Supreme Court of New York (2013)
Facts
- The plaintiffs, Vineyard Sky, LLC and Allco Realty, LLC, owned condominium units in Manhattan.
- They alleged that in September 2006, their manager, Thomas Melone, entered into a construction contract with Ian Banks, Inc. for renovations, during which PCF State Restoration, Inc. was hired as a subcontractor to work on the roof above one of the units.
- On June 14, 2008, PCF left the roof uncovered during a rainstorm, resulting in significant water damage to both units.
- The plaintiffs claimed that PCF and its insurer, Endurance American Insurance Company, were obligated to compensate them for the damages.
- They asserted causes of action against PCF for negligence and breach of contract, and against Endurance for breach of the insurance contract, promissory estoppel, failure to act in good faith, and unfair settlement practices.
- PCF and Endurance moved to dismiss the complaint, arguing that the negligence claim was time-barred and that the plaintiffs were not insured under the policy.
- The court considered the motion to dismiss and the request to disqualify Melone as counsel, who also acted as the managing agent for the plaintiffs.
- The court ultimately addressed the merits of the claims and the procedural history of the case.
Issue
- The issues were whether the plaintiffs' negligence claim against PCF was time-barred and whether they were entitled to maintain a direct action against Endurance as additional insureds under its policy.
Holding — Coin, J.
- The Supreme Court of New York held that the negligence claim against PCF was time-barred, but the plaintiffs could proceed with their breach of contract claims against both PCF and Endurance.
Rule
- A negligence claim may be dismissed as time-barred if it is not brought within the applicable statute of limitations, while claims of breach of contract may proceed if supported by sufficient factual allegations.
Reasoning
- The court reasoned that the negligence claim was governed by a three-year statute of limitations, which had expired prior to the filing of the complaint.
- The court noted that the negligence claim was also duplicative of the breach of contract claim, as it did not present a separate source of duty outside of the contract.
- However, the court found that the documentary evidence did not conclusively refute the plaintiffs' allegations regarding their status as additional insureds under the Endurance policy or their entitlement to indemnity under the contract with PCF.
- Issues of fact remained regarding the contractual relationships and the plaintiffs' rights as beneficiaries, which could not be resolved on a motion to dismiss.
- The request to disqualify Melone was deemed premature, as the court could not yet evaluate the necessity or nature of his potential testimony.

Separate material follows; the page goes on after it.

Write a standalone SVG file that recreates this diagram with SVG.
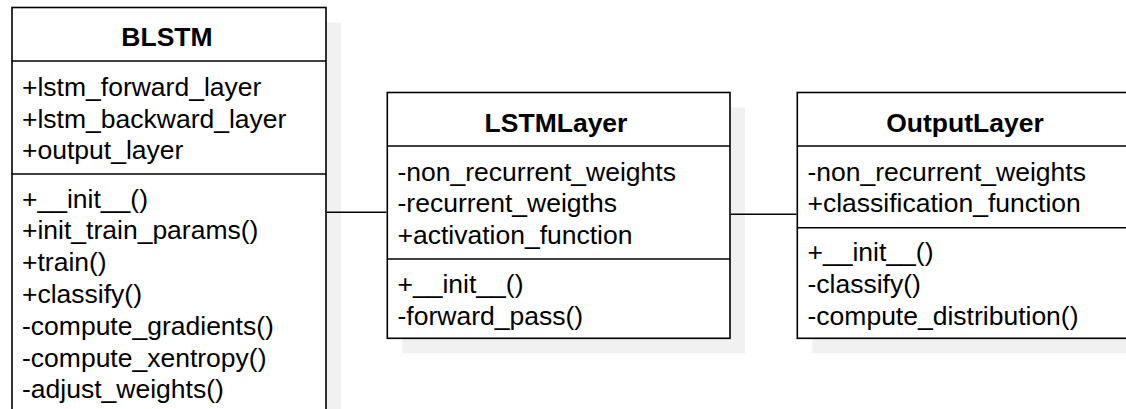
<svg xmlns="http://www.w3.org/2000/svg" width="1126" height="409" viewBox="0 0 1126 409">
<style>
.shadow{fill:#f1f1f1;stroke:none}
.box{fill:#ffffff;stroke:#000000;stroke-width:1.6}
.div{stroke:#000000;stroke-width:1.6;fill:none}
.conn{stroke:#000000;stroke-width:1.6;fill:none}
.title{font-family:"Liberation Sans",Arial,sans-serif;font-size:26.5px;font-weight:bold;fill:#000000;text-anchor:middle}
.item{font-family:"Liberation Sans",Arial,sans-serif;font-size:26.5px;fill:#000000}
</style>
<rect x="0" y="0" width="1126" height="409" fill="#ffffff"/>
<g id="BLSTM">
<rect class="shadow" x="27" y="22.5" width="314" height="420"/>
<rect class="box" x="12" y="7.5" width="314" height="420"/>
<line class="div" x1="12" y1="61" x2="326" y2="61"/>
<line class="div" x1="12" y1="174" x2="326" y2="174"/>
<text class="title" x="167" y="46">BLSTM</text>
<text class="item" x="22" y="96">+lstm_forward_layer</text>
<text class="item" x="22" y="127.5">+lstm_backward_layer</text>
<text class="item" x="22" y="159">+output_layer</text>
<text class="item" x="22" y="207.5">+__init__()</text>
<text class="item" x="22" y="239.3">+init_train_params()</text>
<text class="item" x="22" y="271.1">+train()</text>
<text class="item" x="22" y="302.9">+classify()</text>
<text class="item" x="22" y="334.7">-compute_gradients()</text>
<text class="item" x="22" y="366.5">-compute_xentropy()</text>
<text class="item" x="22" y="398.3">-adjust_weights()</text>
</g>
<g id="LSTMLayer">
<rect class="shadow" x="402.3" y="107.5" width="342.7" height="245.8"/>
<rect class="box" x="387.3" y="92.5" width="342.7" height="245.8"/>
<line class="div" x1="387.3" y1="146" x2="730" y2="146"/>
<line class="div" x1="387.3" y1="259" x2="730" y2="259"/>
<text class="title" x="556" y="131.5">LSTMLayer</text>
<text class="item" x="397.5" y="180.5">-non_recurrent_weights</text>
<text class="item" x="397.5" y="212.3">-recurrent_weigths</text>
<text class="item" x="397.5" y="244.1">+activation_function</text>
<text class="item" x="397.5" y="293">+__init__()</text>
<text class="item" x="397.5" y="324.6">-forward_pass()</text>
</g>
<g id="OutputLayer">
<rect class="shadow" x="812.3" y="107.5" width="340" height="245.8"/>
<rect class="box" x="797.3" y="92.5" width="340" height="245.8"/>
<line class="div" x1="797.3" y1="146" x2="1137.3" y2="146"/>
<line class="div" x1="797.3" y1="227.7" x2="1137.3" y2="227.7"/>
<text class="title" x="965" y="131.5">OutputLayer</text>
<text class="item" x="807.5" y="180.5">-non_recurrent_weights</text>
<text class="item" x="807.5" y="212.3">+classification_function</text>
<text class="item" x="807.5" y="261.2">+__init__()</text>
<text class="item" x="807.5" y="293">-classify()</text>
<text class="item" x="807.5" y="324.8">-compute_distribution()</text>
</g>
<g id="connectors">
<line class="conn" x1="326.8" y1="212.3" x2="386.5" y2="212.3"/>
<line class="conn" x1="730.8" y1="214.3" x2="796.5" y2="214.3"/>
</g>
</svg>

Deep Dive: How the Court Reached Its Decision
Negligence Claim Time-Barred
The court determined that the plaintiffs' negligence claim against PCF was time-barred due to the three-year statute of limitations governing negligence actions, as established by CPLR 214. The court noted that the alleged property damage occurred in June 2008, and the plaintiffs filed their complaint in February 2012, well beyond the statutory period. Furthermore, the court found that the negligence claim was duplicative of the breach of contract claim because it did not assert a duty of care independent of the contractual obligations between the parties. The court referenced the precedents indicating that a negligence claim cannot be maintained if it merely arises from the breach of a contractual duty. As such, the court dismissed the negligence cause of action against PCF.
Breach of Contract Claims
In contrast, the court allowed the breach of contract claims against both PCF and Endurance to proceed, as the documentary evidence submitted did not conclusively refute the allegations made by the plaintiffs. The court highlighted that issues of fact remained regarding whether the plaintiffs were additional insureds under the Endurance policy and whether they had the right to indemnification under the contract with PCF. The court emphasized that to recover as a third-party beneficiary, plaintiffs must demonstrate that a valid contract existed, which was intended to benefit them directly. The court found that the language in the contracts and the associated documents raised sufficient questions regarding the plaintiffs' rights. Therefore, the breach of contract claims were not dismissed, allowing further examination during discovery.
Insurer's Obligations
The court addressed the claims against Endurance, noting that plaintiffs contended they were intended beneficiaries of the insurance policy. The court explained that for a party to establish third-party beneficiary status, they must show that the contract was intended to benefit them directly and that the benefit was not merely incidental. The court found that the documentary evidence, including communications regarding the insurance policy, indicated that Melone was to be named as an additional insured, which raised factual issues regarding the plaintiffs' entitlement to coverage. As the evidence did not conclusively establish the plaintiffs' lack of status under the policy, the claims against Endurance were permitted to advance.
Disqualification of Counsel
The court considered the motion to disqualify Thomas Melone as counsel for the plaintiffs, who also served as their managing agent. The court applied the advocate-witness rule, which requires an attorney to withdraw from representation if they are likely to be called as a witness on a significant issue in the case. However, the court found that the disqualification request was premature since it could not yet ascertain the relevance or necessity of Melone's potential testimony. The court noted that it was unclear whether Melone's testimony would be adverse to the plaintiffs or merely relate to undisputed facts. Thus, the court denied the motion to disqualify Melone, allowing for the issue to be revisited after further discovery was completed.
Conclusion and Next Steps
Ultimately, the court granted the motion to dismiss the negligence claim against PCF while denying the motion concerning the breach of contract claims against both defendants. The court directed PCF and Endurance to serve an answer to the complaint within twenty days and set a preliminary conference date for further proceedings. This decision allowed the breach of contract claims to continue, highlighting the importance of factual determinations that required further exploration during discovery. The ruling underscored the complexity of contractual relationships and insurance obligations in construction-related disputes.